Insurance policies often include exclusions that limit or deny coverage when driving a car that isn’t yours. One common exclusion is the “regular use” clause, which prevents coverage if you frequently drive a non-owned vehicle. If you borrow a friend’s car occasionally, you may still be covered, but if you use it several times a week, the insurer may argue that it falls under regular use and deny a claim. Some policies also exclude coverage for rental vehicles or cars used for business purposes, meaning your personal policy may not apply if you borrow a company car or drive for a rideshare service.

Another exclusion that can impact coverage is the “named driver only” clause, which restricts coverage to individuals explicitly listed on the policy. If the car owner has this type of policy and you’re not included, their insurance likely won’t cover you in an accident, even with permission. Additionally, some insurers exclude coverage if the driver lacks a valid license or has a history of serious violations, arguing that such drivers present an increased risk.

Coordination of Coverage

When you borrow someone else’s car in California, determining which insurance policy pays first can be complicated. Typically, the car owner’s policy serves as the primary coverage, meaning their liability insurance is the first to apply if an accident occurs. However, if the damages exceed the limits of the owner’s policy, your liability coverage may act as secondary insurance, helping to cover additional costs.

Policy language plays a significant role in how claims are processed. Some insurers limit or exclude secondary coverage when driving a non-owned vehicle. Others may provide excess liability protection but exclude physical damage coverage, meaning your policy might help pay for injuries to others but not for repairs to the borrowed vehicle. Understanding these distinctions is important to avoid unexpected expenses.

Liability for Car Owners

When a car owner lends their vehicle to another driver in California, they assume financial responsibility if an accident occurs. Since auto insurance generally follows the vehicle rather than the driver, the owner’s policy is the first line of defense in covering damages. Any liability arising from an accident—such as bodily injury claims or property damage—will primarily be paid from the owner’s coverage. If the damages exceed the policy limits, the injured parties may pursue the owner personally for the remaining costs.

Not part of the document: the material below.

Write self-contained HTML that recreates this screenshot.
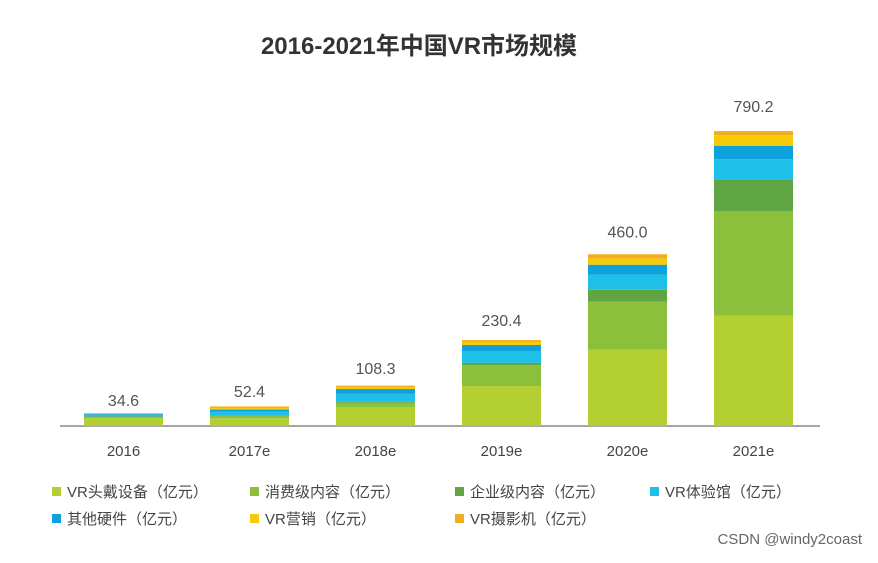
<!DOCTYPE html>
<html><head><meta charset="utf-8"><style>
body{margin:0;background:#fff;width:878px;height:558px;overflow:hidden;font-family:"Liberation Sans","Noto Sans CJK SC",sans-serif}
</style></head><body>
<svg id="c" width="878" height="558">
<text x="419" y="54" text-anchor="middle" font-size="24" font-weight="bold" fill="#333">2016-2021年中国VR市场规模</text>
<line x1="60" y1="426" x2="820" y2="426" stroke="#888" stroke-width="1.5"/>
<g id="bars"></g><g id="legend"></g>
<text x="862" y="544" text-anchor="end" font-size="15" fill="#666">CSDN @windy2coast</text>
</svg>
<script>
const categories=["2016","2017e","2018e","2019e","2020e","2021e"];
const totals=[34.6,52.4,108.3,230.4,460.0,790.2];
const seriesNames=["VR头戴设备（亿元）","消费级内容（亿元）","企业级内容（亿元）","VR体验馆（亿元）","其他硬件（亿元）","VR营销（亿元）","VR摄影机（亿元）"];
const headset=[21,21,51,107,204,295];
const consumer=[3,5,11,56,129,281];
const enterprise=[2,1,3,6,32,83];
const experience=[4,11,21,32,40,56];
const hardware=[2,6,13,16,27,35];
const marketing=[1.5,4.4,5,8,17,29];
const camera=[1.1,4,4,5,11,11];
const series=[headset,consumer,enterprise,experience,hardware,marketing,camera];
const colors=["#b3cf31","#8cc03c","#5fa541","#1ec0e8","#0ea1dc","#f8cb0a","#f2ad1a"];
const NS="http://www.w3.org/2000/svg";
const base=426,scale=295/790.2;
const y=v=>base-v*scale;
const x=i=>84+i*126;
const bw=79;
const g=document.getElementById('bars');
function mk(t,a){const e=document.createElementNS(NS,t);for(const k in a)e.setAttribute(k,a[k]);return e;}
categories.forEach((c,i)=>{
  let acc=0;
  series.forEach((s,j)=>{
    const r=mk('rect',{x:x(i),y:y(acc+s[i]),width:bw,height:s[i]*scale,fill:colors[j]});
    
    
    g.appendChild(r);acc+=s[i];
  });
  const t=mk('text',{x:x(i)+bw/2,y:y(totals[i])-7-i*2.4,'text-anchor':'middle','font-size':16,fill:'#555'});
  t.textContent=totals[i].toFixed(1);
  
  
  g.appendChild(t);
  const l=mk('text',{x:x(i)+bw/2,y:456,'text-anchor':'middle','font-size':15,fill:'#444'});
  l.textContent=c;
  
  
  g.appendChild(l);
});
const lg=document.getElementById('legend');
const lx=[52,250,455,650];
seriesNames.forEach((n,j)=>{
  const px=lx[j%4],py=j<4?492:519;
  const r=mk('rect',{x:px,y:py-5,width:9,height:9,fill:colors[j]});
  
  
  lg.appendChild(r);
  const t=mk('text',{x:px+15,y:py+5,'font-size':15,fill:'#444'});
  t.textContent=n;
  
  
  lg.appendChild(t);
});
</script>
</body></html>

Lending a car can also impact the owner’s future premiums. Insurance companies assess risk based on claims history, so if a borrowed vehicle is involved in an at-fault accident, the owner may see an increase in their rates. Some insurers apply surcharges for claims filed under permissive use, particularly if multiple incidents occur within a short timeframe. If the borrower is involved in a serious accident that leads to litigation, the owner may face legal complications, especially if the injured party argues that the vehicle was negligently entrusted to an irresponsible driver.

Filing a Claim When Borrowing

If you’re involved in an accident while driving someone else’s car in California, the claims process can be more complex than if you were driving your own vehicle. The first step is determining which insurance policy should be used. Since the car owner’s policy is primary, their insurer should be notified immediately. Delayed reporting can lead to claim denials or complications in processing.

The insurance company will assess whether the driver was covered under permissive use and if any policy limits apply. If the damages exceed the owner’s coverage, the borrower’s personal auto policy may provide secondary protection. Some insurers require a formal statement from both the owner and the driver before processing a claim. If the claim involves vehicle repairs, the deductible structure may be different for permissive users, potentially leading to higher out-of-pocket expenses.

Additional Policy Endorsements

For both car owners and borrowers, certain policy endorsements can help fill in coverage gaps. These add-ons modify standard policy terms to better accommodate situations where a driver frequently uses a vehicle they don’t own or an owner wants to extend coverage beyond basic permissive use provisions.

One useful endorsement is the “Named Non-Owner” policy, which provides liability protection for individuals who regularly drive vehicles they do not own. This type of coverage benefits those who frequently borrow cars but do not have their own auto insurance. Another important endorsement is “Extended Non-Owned Liability” coverage, which may be available for individuals who drive employer-owned vehicles or rental cars, offering liability protection beyond what the primary policy provides.

For vehicle owners, an endorsement like “Permissive Use Broadening” can extend full coverage, including comprehensive and collision benefits, to drivers who are not listed on the policy. Without this endorsement, permissive users may only have access to reduced liability limits or face higher deductibles. Some insurers also offer “Driver Exclusion Removal” endorsements, allowing policyholders to remove restrictions that would otherwise prevent certain individuals from being covered when borrowing the car. Reviewing these options with an insurance agent can help both owners and borrowers avoid unexpected coverage gaps.